C'est à peine si on trouve une petite fabrication maison : "L’enjeu environnemental est très lié (...) à la maîtrise internationale des migrations". Quand même.
L'étranger pollue, c'est bien connu.
C'est que l'écologie est en réalité consubstancielle au programme du Front National : elle fonctionne à partir du concept de pureté, motorisé par une mystique
omniprésente. L'écologie, nouvelle religion dont la déesse Nature ou Gaïa occupe le rôle que le Dieu des chrétiens occupait avant le 19e siècle, propose au nouveau croyant à la fois la
pratique individuelle (végétarisme, yoga, purification corporelle et autres pratiques menant au risque zéro), la pratique collective (les pastilles vertes, les
éco-taxes, "c'est bon pour la planète !") et le paradis éternel (la croissance zéro, la consommation zéro, la critique zéro, la conscience zéro, etc.).

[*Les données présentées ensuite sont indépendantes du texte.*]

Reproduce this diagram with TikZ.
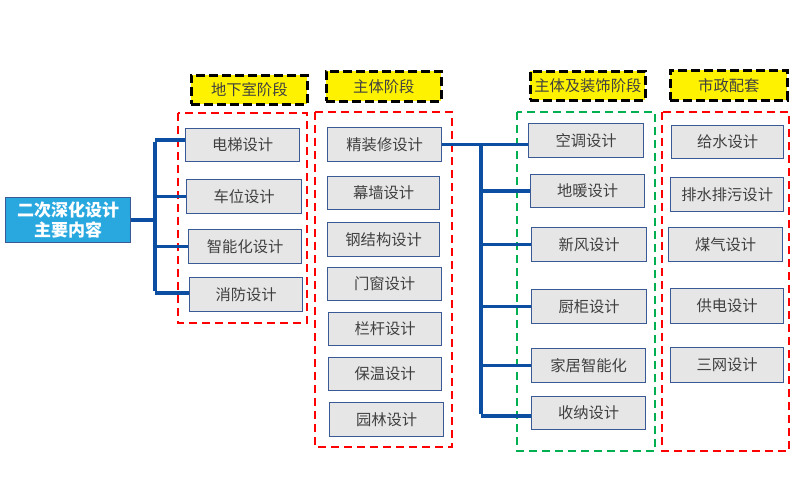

C'est exactement ce qu'on lit dans l'ensemble de ce programme. Le Front National a réponse à tout, il prévoit tout et s'occupe de votre bonheur. On y trouve la
pratique individuelle (de la préférence française, de la politique familiale, des sentiments patriotes, sic ! ), la pratique collective (à travers le retour présumé d'un Etat fort et l'expression de la reconnaissance collective vis à vis de la Conductrice Maximale, non ça ce n'est pas
dans le programme...) et le paradis sur Terre : la France, bien sûr.
Bon, la critique zéro, ce n'est pas encore pour maintenant mais l'exemple de Viktor Orban en Hongrie doit nous faire penser que cette étape pourrait nous échoir
juste après, si par malheur la fille de Jean Marie Le Pen venait au pouvoir. Il deviendrait possible alors de verrouiller la justice, l'information et les services publics pour asservir la
population en installant une solide propagande.
L'idéal de pureté, dans le programme de la fille de Jean Marie Le Pen, ne s'entend pas au sens racial mais national. Officiellement, ce n'est pas la même chose
mais on ne peut s'empêcher de penser qu'au final, après un certain temps de mise en pratique, ça peut ressembler beaucoup. Le "corps" national devient un espace clos qu'il convient d'isoler
soigneusement, monétairement (avec l'abandon de l'euro), anthropologiquement (avec la lutte contre l'immigration), culturellement. Ce qui vient de l'extérieur menace la "bonne sauvage"
rousseauïste que la nation redeviendrait, à n'en pas douter. Sans la Turquie, bien sûr.
La mystique occupe la seconde place au classement des concepts vedettes dans ce programme. La France doit "redevenir" quelque chose d'important. Dans le volet
écolo du programme, c'est évident mais il n'y a rien de neuf. Par contre, dans les autres volets, les envolées lyriques sur les "constantes géopolitiques de la France", sur la famille comme
"élément fondamental de la société", sur le caractère "sacré" de la démocratie font sans cesse référence à une nature transcendentale de ce "socle identitaire" si pratique.
Pourquoi la démocratie serait-elle sacrée ? L'est-elle plus ou moins que la personne humaine et son besoin d'un fonctionnement légitime, transparent et régulier
de la République ? Est-elle plus ou moins sacrée que le secours offert à notre prochain, qu'il soit Français ou non ?
La limite est facile à définir : pour le FN, c'est le sol. Pour l'écologie, c'est la nature. Euh... pardon : la Nature. En clair, nous sommes sur les mêmes
terres, des terres étrangères à la République, à la démocratie (la vraie). Une même idéologie unilatérale qui n'est pas bonne pour la planète.